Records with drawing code
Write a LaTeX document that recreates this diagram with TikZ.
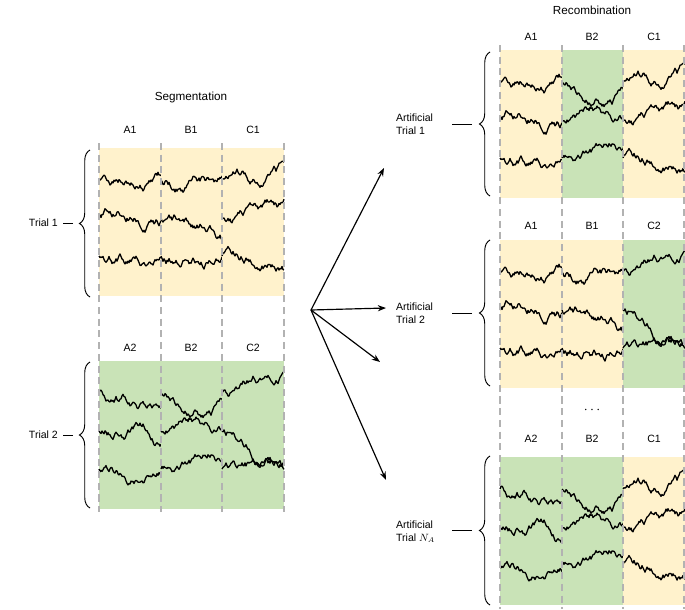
\documentclass[tikz,border=0pt]{standalone}
\usepackage{fontspec}
\setmainfont{Liberation Sans}
\usetikzlibrary{decorations.pathreplacing,arrows.meta}
\definecolor{yel}{HTML}{FFF2CC}
\definecolor{grn}{HTML}{C9E3B7}
\tikzset{
  sig/.style={line width=1.1pt, line join=round},
  brc/.style={decorate, decoration={brace, amplitude=9pt}, line width=0.8pt},
  gdash/.style={gray!60, dashed, line width=1pt, dash pattern=on 6pt off 4pt},
  lbl/.style={font=\small},
  arr/.style={-{Stealth[length=7pt]}, line width=1pt}
}
% segment: x0, ytop, seed, color
\newcommand{\segblk}[4]{%
  \fill[#4] (#1,#2) rectangle ++(62,148);
  \pgfmathsetseed{#3}
  \foreach \off in {32,70,108}{
    \draw[sig] (#1,#2+\off) \foreach \i in {1,...,62}{ -- ++(1,{3.2*rand}) };
  }
}
\begin{document}
\begin{tikzpicture}[x=0.03cm,y=-0.03cm]
\useasboundingbox (0,0) rectangle (685,609);
% ---- left
\node[font=\normalsize] (seg) at (191,97) {Segmentation};
\segblk{99}{148}{11}{yel}
\segblk{161}{148}{12}{yel}
\segblk{222}{148}{13}{yel}
\segblk{99}{361}{21}{grn}
\segblk{161}{361}{22}{grn}
\segblk{222}{361}{23}{grn}
\foreach \x in {99,161,222,284}{\draw[gdash] (\x,143) -- (\x,512);}
\foreach \t/\x in {A1/130,B1/191,C1/253}{\node[lbl] (l1\t) at (\x,130) {\t};}
\foreach \t/\x in {A2/130,B2/191,C2/253}{\node[lbl] (l2\t) at (\x,348) {\t};}
\draw[brc] (90,297) -- (90,150);
\draw[line width=0.8pt] (73,223) -- (63,223);
\node[lbl,anchor=east] (t1) at (62,223) {Trial 1};
\draw[brc] (90,508) -- (90,362);
\draw[line width=0.8pt] (73,435) -- (63,435);
\node[lbl,anchor=east] (t2) at (62,435) {Trial 2};
% ---- arrows
\coordinate (o) at (311,310);
\coordinate (e1) at (384,168);
\coordinate (e2) at (386,308);
\coordinate (e3) at (380,362);
\coordinate (e4) at (386,480);
\foreach \e in {e1,e2,e3,e4}{\draw[arr] (o) -- (\e);}
% ---- right
\node[font=\normalsize] (rec) at (592,10) {Recombination};
\segblk{500}{50}{11}{yel}
\segblk{562}{50}{22}{grn}
\segblk{623}{50}{13}{yel}
\segblk{500}{240}{11}{yel}
\segblk{562}{240}{12}{yel}
\segblk{623}{240}{23}{grn}
\segblk{500}{457}{21}{grn}
\segblk{562}{457}{22}{grn}
\segblk{623}{457}{13}{yel}
\foreach \x in {500,562,623,684}{\draw[gdash] (\x,45) -- (\x,609);}
\foreach \t/\x in {A1/531,B2/592,C1/654}{\node[lbl] (r1\t) at (\x,37) {\t};}
\foreach \t/\x in {A1/531,B1/592,C2/654}{\node[lbl] (r2\t) at (\x,226) {\t};}
\foreach \t/\x in {A2/531,B2/592,C1/654}{\node[lbl] (r3\t) at (\x,439) {\t};}
\node[font=\large] (dots) at (592,410) {$\cdots$};
\draw[brc] (490,196) -- (490,52);
\draw[line width=0.8pt] (472,124) -- (452,124);
\node[lbl,anchor=west,align=left] (a1) at (392,124) {Artificial\\Trial 1};
\draw[brc] (490,386) -- (490,240);
\draw[line width=0.8pt] (472,313) -- (452,313);
\node[lbl,anchor=west,align=left] (a2) at (392,313) {Artificial\\Trial 2};
\draw[brc] (490,605) -- (490,456);
\draw[line width=0.8pt] (472,530) -- (452,530);
\node[lbl,anchor=west,align=left] (a3) at (392,532) {Artificial\\Trial $N_A$};
\end{tikzpicture}
\end{document}
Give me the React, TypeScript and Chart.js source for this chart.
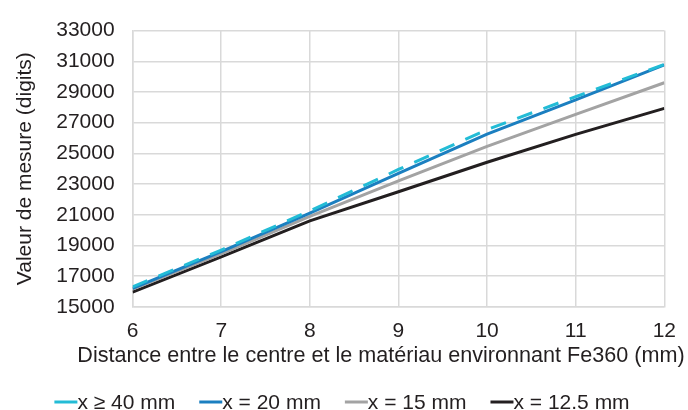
import React, { useEffect, useRef } from "react";
import { Chart, registerables } from "chart.js";

Chart.register(...registerables);

const xValues = [6, 7, 8, 9, 10, 11, 12];
const seriesLabels = ["x ≥ 40 mm", "x = 20 mm", "x = 15 mm", "x = 12.5 mm"];
const s40 = [16300, 18700, 21250, 23950, 26550, 28700, 30800];
const s20 = [16200, 18600, 21100, 23700, 26250, 28480, 30770];
const s15 = [16150, 18450, 20900, 23200, 25450, 27540, 29600];
const s125 = [15950, 18250, 20600, 22500, 24420, 26240, 27930];
const yTicks = [15000, 17000, 19000, 21000, 23000, 25000, 27000, 29000, 31000, 33000];
const xTitle = "Distance entre le centre et le matériau environnant Fe360 (mm)";
const yTitle = "Valeur de mesure (digits)";

const colors = ["#23bcd6", "#1b7fc0", "#a3a3a3", "#231f20"];
const FONT = "'Liberation Sans', Arial, sans-serif";
const FS = 21;

const legendPlugin = {
  id: "customLegend",
  afterDraw(chart: any) {
    const ctx = chart.ctx;
    ctx.save();
    ctx.textBaseline = "middle";
    ctx.fillStyle = "#231f20";
    // x axis title (drawn without width compression)
    ctx.font = `21.6px ${FONT}`;
    ctx.textAlign = "center";
    ctx.fillText(xTitle, 381, 356);
    ctx.font = `${FS}px ${FONT}`;
    const lineW = 23;
    const gap = 24;
    const items = chart.data.datasets.map((d: any) => ({
      label: d.label,
      color: d.borderColor,
      w: lineW + ctx.measureText(d.label).width,
    }));
    const total = items.reduce((a: number, b: any) => a + b.w, 0) + gap * (items.length - 1);
    let x = chart.width / 2 - total / 2 - 2;
    const y = 402;
    items.forEach((it: any) => {
      ctx.strokeStyle = it.color;
      ctx.lineWidth = 3;
      ctx.beginPath();
      ctx.moveTo(x, y);
      ctx.lineTo(x + lineW, y);
      ctx.stroke();
      ctx.fillStyle = "#231f20";
      ctx.textAlign = "left";
      ctx.fillText(it.label, x + lineW, y + 1);
      x += it.w + gap;
    });
    ctx.restore();
  },
};

export default function App() {
  const ref = useRef<HTMLCanvasElement>(null);
  useEffect(() => {
    if (!ref.current) return;
    const series = [s40, s20, s15, s125];
    const chart = new Chart(ref.current, {
      type: "line",
      data: {
        datasets: series.map((s, i) => ({
          label: seriesLabels[i],
          data: xValues.map((x, j) => ({ x, y: s[j] })),
          borderColor: colors[i],
          backgroundColor: colors[i],
          borderWidth: 3,
          borderDash: i === 0 ? [16, 12] : [],
          pointRadius: 0,
          tension: 0,
        })),
      },
      options: {
        responsive: false,
        animation: false,
        layout: { padding: { left: 13, right: 15, top: 9, bottom: 54 } },
        plugins: { legend: { display: false }, tooltip: { enabled: false } },
        scales: {
          x: {
            type: "linear",
            min: 6,
            max: 12,
            ticks: { stepSize: 1, color: "#231f20", font: { family: FONT, size: FS }, padding: 12, callback: (v: any) => String(v) },
            grid: { color: "#d9d9d9", lineWidth: 1.5, drawTicks: false },
            border: { color: "#d9d9d9", width: 1.5 },
            title: { display: false },
          },
          y: {
            min: 15000,
            max: 33000,
            afterBuildTicks: (axis: any) => {
              axis.ticks = yTicks.map((v) => ({ value: v }));
            },
            ticks: { color: "#231f20", font: { family: FONT, size: FS }, padding: 18, callback: (v: any) => String(v) },
            grid: { color: "#d9d9d9", lineWidth: 1.5, drawTicks: false },
            border: { color: "#d9d9d9", width: 1.5 },
            title: { display: true, text: yTitle, color: "#231f20", font: { family: FONT, size: FS }, padding: { top: 0, bottom: 0 } },
          },
        },
      },
      plugins: [legendPlugin],
    });
    return () => chart.destroy();
  }, []);
  return (
    <div style={{ position: "fixed", left: 0, top: 0, width: 688, height: 410, background: "#fff" }}>
      <canvas ref={ref} width={688} height={410} style={{ width: 688, height: 410 }} />
    </div>
  );
}
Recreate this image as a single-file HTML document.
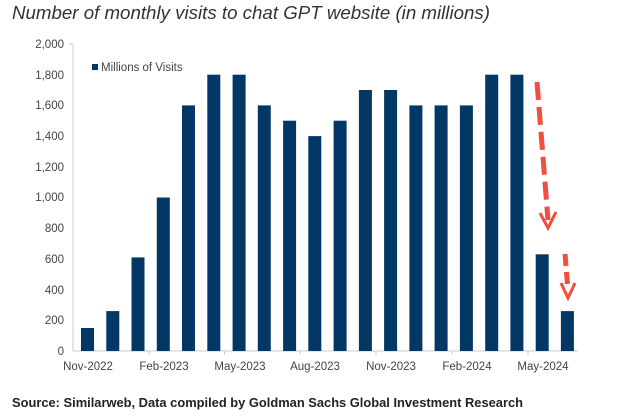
<!DOCTYPE html>
<html><head><meta charset="utf-8"><style>
html,body{margin:0;padding:0;background:#fff;}
svg{display:block;}
</style></head><body>
<svg width="620" height="420" viewBox="0 0 620 420" xmlns="http://www.w3.org/2000/svg" font-family="Liberation Sans, sans-serif">
<rect width="620" height="420" fill="#fff"/>
<text x="12" y="19" font-size="18" font-style="italic" fill="#333" textLength="478" lengthAdjust="spacingAndGlyphs">Number of monthly visits to chat GPT website (in millions)</text>
<g font-size="11.5" fill="#444" text-anchor="end">
<text x="64" y="48">2,000</text>
<text x="64" y="79">1,800</text>
<text x="64" y="109">1,600</text>
<text x="64" y="140">1,400</text>
<text x="64" y="171">1,200</text>
<text x="64" y="201">1,000</text>
<text x="64" y="232">800</text>
<text x="64" y="263">600</text>
<text x="64" y="294">400</text>
<text x="64" y="324">200</text>
<text x="64" y="355">0</text>
</g>
<line x1="73" y1="44" x2="73" y2="351" stroke="#ccc" stroke-width="1"/>
<line x1="69" y1="44" x2="73" y2="44" stroke="#ccc"/>
<line x1="73" y1="351" x2="578" y2="351" stroke="#ccc" stroke-width="1"/>
<g stroke="#ccc">
<line x1="149" y1="351" x2="149" y2="355"/>
<line x1="224.5" y1="351" x2="224.5" y2="355"/>
<line x1="300" y1="351" x2="300" y2="355"/>
<line x1="376" y1="351" x2="376" y2="355"/>
<line x1="452" y1="351" x2="452" y2="355"/>
<line x1="528" y1="351" x2="528" y2="355"/>
</g>
<g fill="#033766">
<rect x="81.0" y="328.0" width="13" height="23.0"/>
<rect x="106.3" y="311.1" width="13" height="39.9"/>
<rect x="131.5" y="257.4" width="13" height="93.6"/>
<rect x="156.8" y="197.5" width="13" height="153.5"/>
<rect x="182.0" y="105.4" width="13" height="245.6"/>
<rect x="207.3" y="74.7" width="13" height="276.3"/>
<rect x="232.6" y="74.7" width="13" height="276.3"/>
<rect x="257.8" y="105.4" width="13" height="245.6"/>
<rect x="283.1" y="120.7" width="13" height="230.3"/>
<rect x="308.3" y="136.1" width="13" height="214.9"/>
<rect x="333.6" y="120.7" width="13" height="230.3"/>
<rect x="358.9" y="90.0" width="13" height="261.0"/>
<rect x="384.1" y="90.0" width="13" height="261.0"/>
<rect x="409.4" y="105.4" width="13" height="245.6"/>
<rect x="434.6" y="105.4" width="13" height="245.6"/>
<rect x="459.9" y="105.4" width="13" height="245.6"/>
<rect x="485.2" y="74.7" width="13" height="276.3"/>
<rect x="510.4" y="74.7" width="13" height="276.3"/>
<rect x="535.7" y="254.3" width="13" height="96.7"/>
<rect x="560.9" y="311.1" width="13" height="39.9"/>
</g>
<rect x="92" y="64" width="6" height="6" fill="#033766"/>
<text x="101" y="71" font-size="11.5" fill="#444">Millions of Visits</text>
<g font-size="11.5" fill="#444" text-anchor="middle">
<text x="88" y="370">Nov-2022</text>
<text x="164" y="370">Feb-2023</text>
<text x="240" y="370">May-2023</text>
<text x="315" y="370">Aug-2023</text>
<text x="391" y="370">Nov-2023</text>
<text x="467" y="370">Feb-2024</text>
<text x="543" y="370">May-2024</text>
</g>
<g stroke="#f04e3e" stroke-width="5" fill="none">
<line x1="537" y1="82" x2="548" y2="220" stroke-dasharray="18,7"/>
<polyline points="540,213 548,228 556,212" stroke-width="3"/>
<line x1="565" y1="254" x2="568" y2="290" stroke-dasharray="12,6"/>
<polyline points="561,283 568,298 575,283" stroke-width="3"/>
</g>
<text x="12" y="407" font-size="12.5" font-weight="bold" fill="#222" textLength="511" lengthAdjust="spacingAndGlyphs">Source: Similarweb, Data compiled by Goldman Sachs Global Investment Research</text>
</svg>
</body></html>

(Required task): All lines above from the one containing "Give me the" through the one containing "Chart.register(...registerables);" are to be quoted exactly, and only those; pictures are left out.

(Answer to this exercise):
Give me the React, TypeScript and Chart.js source for this chart.
import React, { useEffect, useRef } from "react";
import { Chart, registerables } from "chart.js";

Chart.register(...registerables);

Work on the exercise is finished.